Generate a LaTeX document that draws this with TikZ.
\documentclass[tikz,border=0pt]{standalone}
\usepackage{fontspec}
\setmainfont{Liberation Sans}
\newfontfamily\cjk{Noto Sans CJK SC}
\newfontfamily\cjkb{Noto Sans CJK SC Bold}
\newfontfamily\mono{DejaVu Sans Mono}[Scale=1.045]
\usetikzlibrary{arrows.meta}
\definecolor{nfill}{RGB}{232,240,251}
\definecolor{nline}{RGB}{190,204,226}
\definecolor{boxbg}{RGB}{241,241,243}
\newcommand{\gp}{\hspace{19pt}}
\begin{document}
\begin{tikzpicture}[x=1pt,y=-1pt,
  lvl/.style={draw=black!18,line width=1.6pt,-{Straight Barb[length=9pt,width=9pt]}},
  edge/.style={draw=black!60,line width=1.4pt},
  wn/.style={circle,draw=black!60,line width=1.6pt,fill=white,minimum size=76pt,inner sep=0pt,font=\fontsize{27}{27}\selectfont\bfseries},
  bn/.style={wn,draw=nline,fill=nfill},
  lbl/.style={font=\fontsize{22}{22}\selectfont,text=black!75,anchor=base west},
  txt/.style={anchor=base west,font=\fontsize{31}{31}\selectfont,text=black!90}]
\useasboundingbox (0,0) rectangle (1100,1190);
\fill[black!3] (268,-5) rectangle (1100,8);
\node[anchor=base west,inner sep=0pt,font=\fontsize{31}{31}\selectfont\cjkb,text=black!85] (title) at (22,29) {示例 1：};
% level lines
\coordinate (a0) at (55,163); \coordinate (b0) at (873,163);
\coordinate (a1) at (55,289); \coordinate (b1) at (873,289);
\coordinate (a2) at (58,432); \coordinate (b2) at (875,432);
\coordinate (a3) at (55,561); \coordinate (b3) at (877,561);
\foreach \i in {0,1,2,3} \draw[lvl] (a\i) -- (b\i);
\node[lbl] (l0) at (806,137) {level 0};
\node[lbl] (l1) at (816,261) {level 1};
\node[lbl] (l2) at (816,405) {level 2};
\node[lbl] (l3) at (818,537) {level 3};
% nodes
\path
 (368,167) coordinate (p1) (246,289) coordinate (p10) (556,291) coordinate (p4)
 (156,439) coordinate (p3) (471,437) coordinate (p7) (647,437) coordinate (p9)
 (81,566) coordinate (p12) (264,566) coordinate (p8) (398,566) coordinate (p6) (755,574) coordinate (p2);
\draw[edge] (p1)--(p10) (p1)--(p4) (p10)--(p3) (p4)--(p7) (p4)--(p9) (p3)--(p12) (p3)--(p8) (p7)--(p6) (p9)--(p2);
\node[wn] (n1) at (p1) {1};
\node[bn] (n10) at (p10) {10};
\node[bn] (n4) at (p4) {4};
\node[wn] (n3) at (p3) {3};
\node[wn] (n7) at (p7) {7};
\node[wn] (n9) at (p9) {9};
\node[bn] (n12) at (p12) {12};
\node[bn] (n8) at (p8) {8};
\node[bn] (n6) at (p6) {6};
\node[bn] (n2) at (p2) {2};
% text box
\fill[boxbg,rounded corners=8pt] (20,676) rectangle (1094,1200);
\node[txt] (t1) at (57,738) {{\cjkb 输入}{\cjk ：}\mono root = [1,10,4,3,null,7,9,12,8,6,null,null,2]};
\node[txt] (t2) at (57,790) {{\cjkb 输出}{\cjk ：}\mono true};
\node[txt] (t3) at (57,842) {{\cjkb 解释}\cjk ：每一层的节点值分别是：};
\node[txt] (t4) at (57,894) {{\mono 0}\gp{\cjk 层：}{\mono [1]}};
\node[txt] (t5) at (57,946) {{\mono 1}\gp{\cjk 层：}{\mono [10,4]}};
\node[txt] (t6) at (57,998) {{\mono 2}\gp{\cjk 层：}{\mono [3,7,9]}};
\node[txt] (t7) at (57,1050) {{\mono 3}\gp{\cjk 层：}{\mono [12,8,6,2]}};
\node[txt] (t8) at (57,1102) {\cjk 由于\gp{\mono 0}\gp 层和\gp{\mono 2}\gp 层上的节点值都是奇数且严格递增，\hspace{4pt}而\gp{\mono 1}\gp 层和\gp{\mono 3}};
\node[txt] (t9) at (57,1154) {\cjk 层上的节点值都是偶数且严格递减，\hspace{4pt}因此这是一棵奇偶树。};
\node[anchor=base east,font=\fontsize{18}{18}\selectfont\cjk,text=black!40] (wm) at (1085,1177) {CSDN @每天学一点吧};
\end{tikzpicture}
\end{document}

◆ ◆ ◆ ◆ ◆

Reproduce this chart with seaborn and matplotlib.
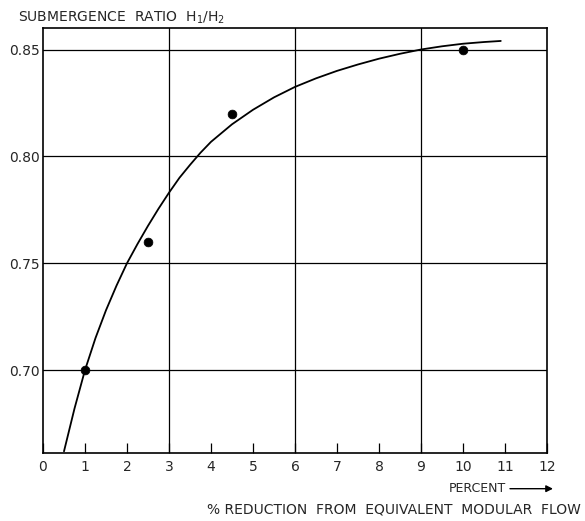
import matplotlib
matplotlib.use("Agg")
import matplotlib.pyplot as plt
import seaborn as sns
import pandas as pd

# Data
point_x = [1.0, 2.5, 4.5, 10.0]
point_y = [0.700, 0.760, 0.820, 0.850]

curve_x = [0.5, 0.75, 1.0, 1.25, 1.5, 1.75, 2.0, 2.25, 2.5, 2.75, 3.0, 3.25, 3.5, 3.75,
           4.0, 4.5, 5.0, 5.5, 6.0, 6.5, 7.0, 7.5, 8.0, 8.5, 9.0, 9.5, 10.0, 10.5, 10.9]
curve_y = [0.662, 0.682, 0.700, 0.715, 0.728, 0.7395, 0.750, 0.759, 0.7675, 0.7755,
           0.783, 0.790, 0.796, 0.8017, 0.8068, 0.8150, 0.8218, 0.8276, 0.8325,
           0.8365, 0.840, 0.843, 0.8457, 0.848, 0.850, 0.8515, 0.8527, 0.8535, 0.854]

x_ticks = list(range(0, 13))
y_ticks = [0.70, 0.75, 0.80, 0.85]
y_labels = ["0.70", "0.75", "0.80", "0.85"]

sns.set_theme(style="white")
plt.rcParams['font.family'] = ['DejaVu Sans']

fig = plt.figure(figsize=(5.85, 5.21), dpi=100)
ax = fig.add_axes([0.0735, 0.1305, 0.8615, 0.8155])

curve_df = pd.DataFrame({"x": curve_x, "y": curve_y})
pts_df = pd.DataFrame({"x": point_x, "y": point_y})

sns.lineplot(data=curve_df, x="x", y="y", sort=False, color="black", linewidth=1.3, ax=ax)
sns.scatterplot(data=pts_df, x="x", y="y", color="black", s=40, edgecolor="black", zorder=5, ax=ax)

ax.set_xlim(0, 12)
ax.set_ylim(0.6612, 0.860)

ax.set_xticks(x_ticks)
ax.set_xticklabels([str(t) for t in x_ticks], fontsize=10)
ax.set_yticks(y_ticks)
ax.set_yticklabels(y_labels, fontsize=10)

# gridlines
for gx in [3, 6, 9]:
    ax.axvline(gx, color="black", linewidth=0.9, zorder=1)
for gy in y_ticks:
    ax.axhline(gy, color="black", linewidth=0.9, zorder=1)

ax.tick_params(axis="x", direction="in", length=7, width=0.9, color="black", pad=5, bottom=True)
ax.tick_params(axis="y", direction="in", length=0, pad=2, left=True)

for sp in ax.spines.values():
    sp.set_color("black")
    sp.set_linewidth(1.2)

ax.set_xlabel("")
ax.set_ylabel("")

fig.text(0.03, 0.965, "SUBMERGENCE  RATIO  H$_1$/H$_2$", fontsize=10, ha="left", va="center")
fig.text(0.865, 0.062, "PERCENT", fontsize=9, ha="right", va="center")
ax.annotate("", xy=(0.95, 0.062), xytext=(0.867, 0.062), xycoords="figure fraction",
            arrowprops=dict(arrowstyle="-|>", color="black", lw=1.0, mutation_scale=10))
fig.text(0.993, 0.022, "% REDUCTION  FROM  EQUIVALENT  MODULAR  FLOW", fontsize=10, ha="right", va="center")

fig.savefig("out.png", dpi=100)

◆ ◆ ◆ ◆ ◆

■ **Requirement**: Give the lines above again exactly, from the one containing "Reproduce this chart" to the one containing "plt.rcParams['font.family'] = ['DejaVu Sans']", both included, but leave out the pictures.

■ **Complete output**:
Reproduce this chart with seaborn and matplotlib.
import matplotlib
matplotlib.use("Agg")
import matplotlib.pyplot as plt
import seaborn as sns
import pandas as pd

# Data
point_x = [1.0, 2.5, 4.5, 10.0]
point_y = [0.700, 0.760, 0.820, 0.850]

curve_x = [0.5, 0.75, 1.0, 1.25, 1.5, 1.75, 2.0, 2.25, 2.5, 2.75, 3.0, 3.25, 3.5, 3.75,
           4.0, 4.5, 5.0, 5.5, 6.0, 6.5, 7.0, 7.5, 8.0, 8.5, 9.0, 9.5, 10.0, 10.5, 10.9]
curve_y = [0.662, 0.682, 0.700, 0.715, 0.728, 0.7395, 0.750, 0.759, 0.7675, 0.7755,
           0.783, 0.790, 0.796, 0.8017, 0.8068, 0.8150, 0.8218, 0.8276, 0.8325,
           0.8365, 0.840, 0.843, 0.8457, 0.848, 0.850, 0.8515, 0.8527, 0.8535, 0.854]

x_ticks = list(range(0, 13))
y_ticks = [0.70, 0.75, 0.80, 0.85]
y_labels = ["0.70", "0.75", "0.80", "0.85"]

sns.set_theme(style="white")
plt.rcParams['font.family'] = ['DejaVu Sans']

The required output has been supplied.